Is it really true that tax cuts for corporations and the super-rich create jobs? Mitt Romney is a poster child for what the wealthy do with most of their money — create low-wage jobs in other countries and stash the rest in the Cayman Islands and Switzerland.
The tax cuts the Republicans see as the cure for virtually every national problem have resulted in a massive redistribution of wealth from the poor and middle class to the top 1 percent at the rate of $1.1 trillion every year the past 30 years. To be sure, a few tax-cut crumbs get to “the little people,” but the lion’s share of the cuts go to corporations and the wealthy, leaving the rest of us to pick up the tab for financing the country.
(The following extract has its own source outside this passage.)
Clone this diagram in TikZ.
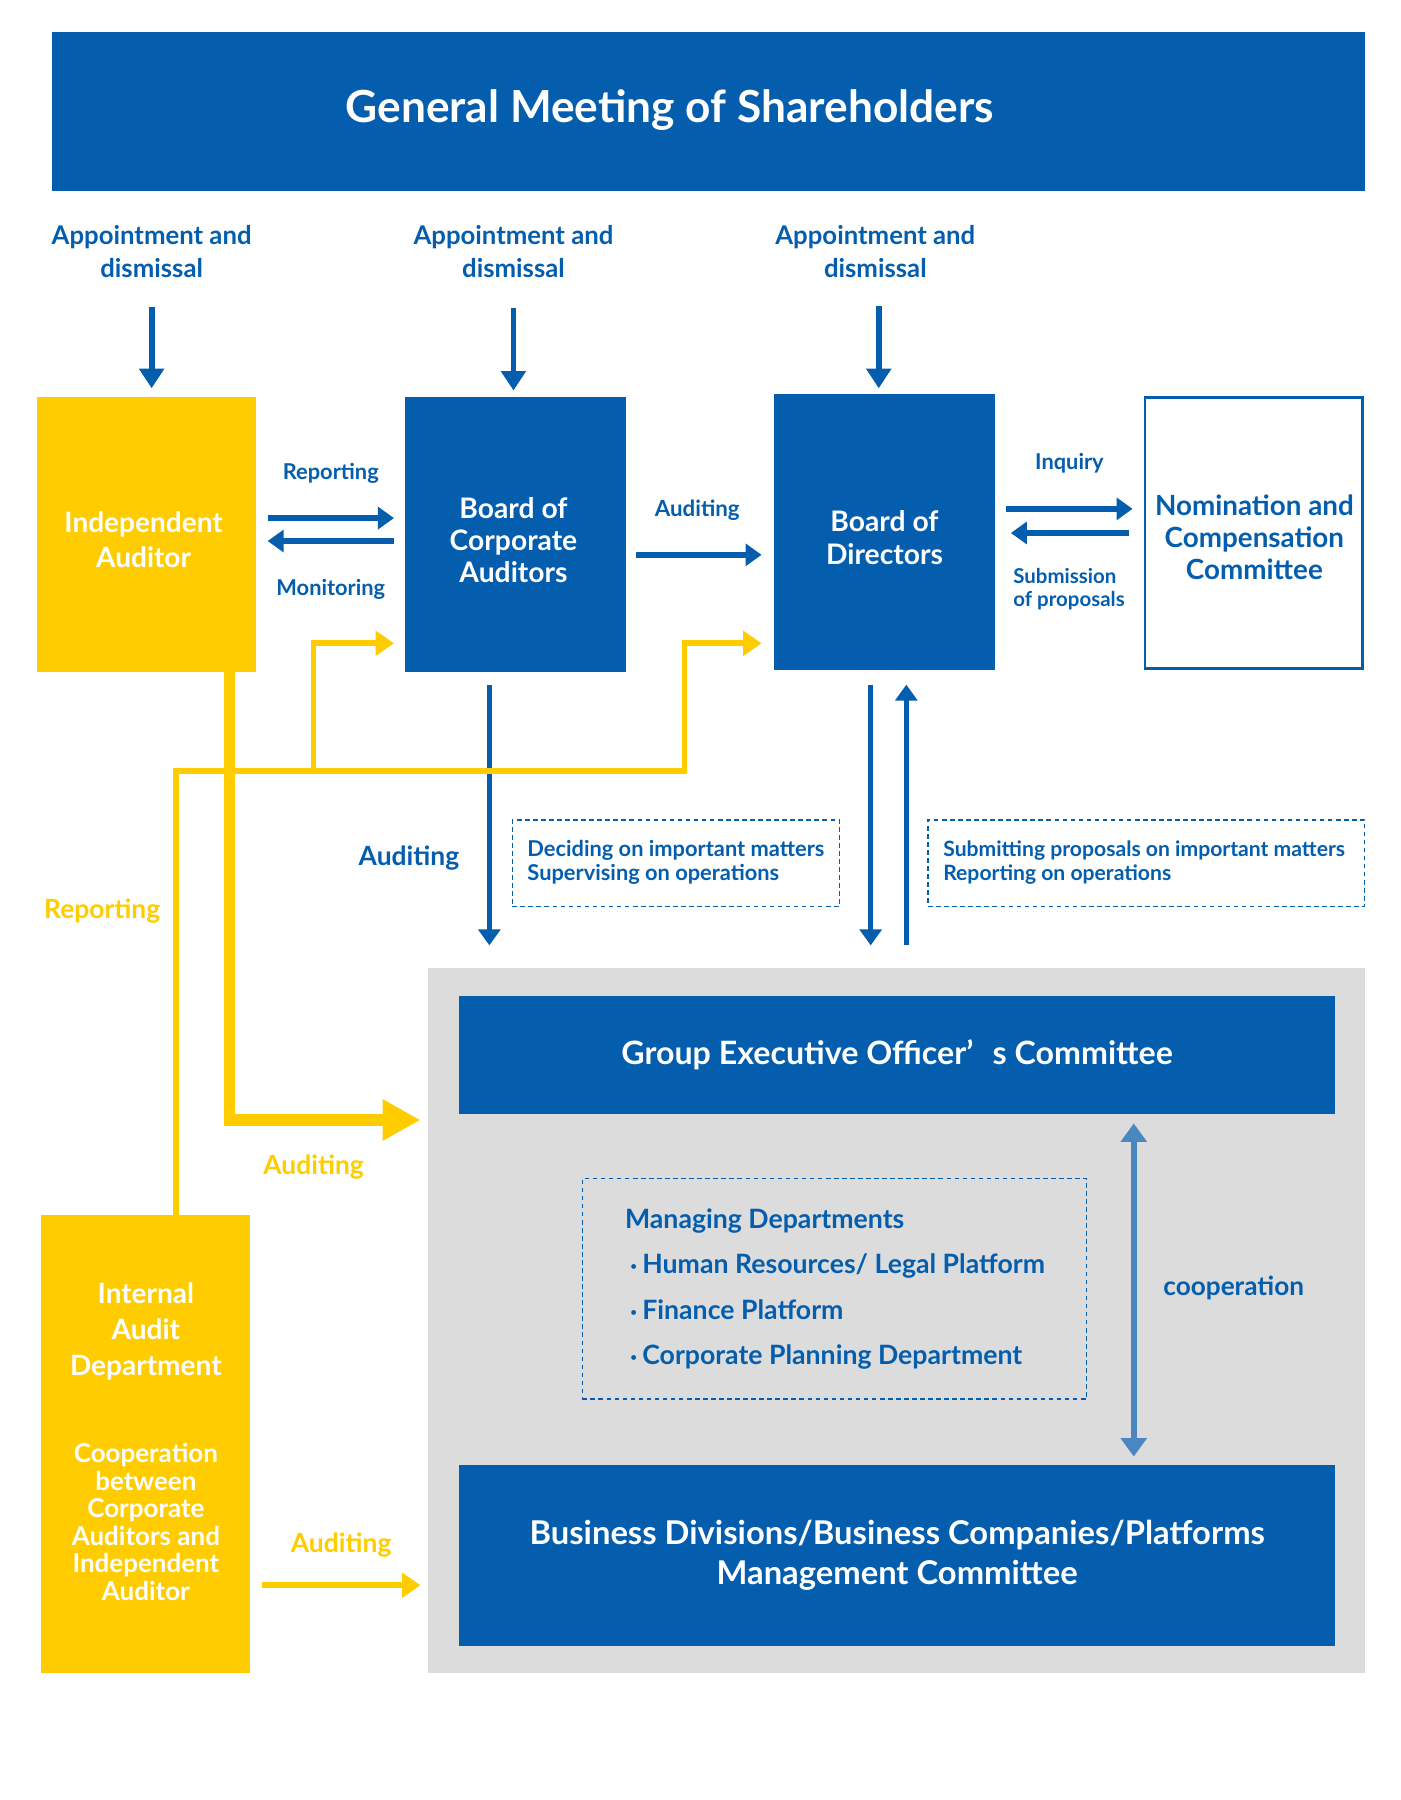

An article by Paul Bucheit published by Common Dreams is titled “Add It Up: Taxes Avoided by the Rich Could Pay Off the Deficit.” Corporations are part of “the rich.”
In 1955 U.S. corporations provided 27.3 percent of federal revenue, compared with just 8.9 percent in 2010. Some of the wealthiest companies pay no taxes at all. Twenty-nine corporations from 2008 to 2010 paid zero (yep, that’s a goose egg) in taxes and were even refunded $10.6 billion. Under President Eisenhower in the 1950s, the top tax rate for individuals was 90 percent, and we had unparalleled prosperity.
If U.S. workers had reaped the gains of their productivity the past few decades, the median household income would now be $92,000 instead of $52,000. Who are the real job creators? The middle class and the working class — if they have enough money to buy products and services.
The ordinary U.S. taxpayer ends up subsidizing corporations and the super-rich by funding the infrastructure everyone needs and uses. So who are the real moochers?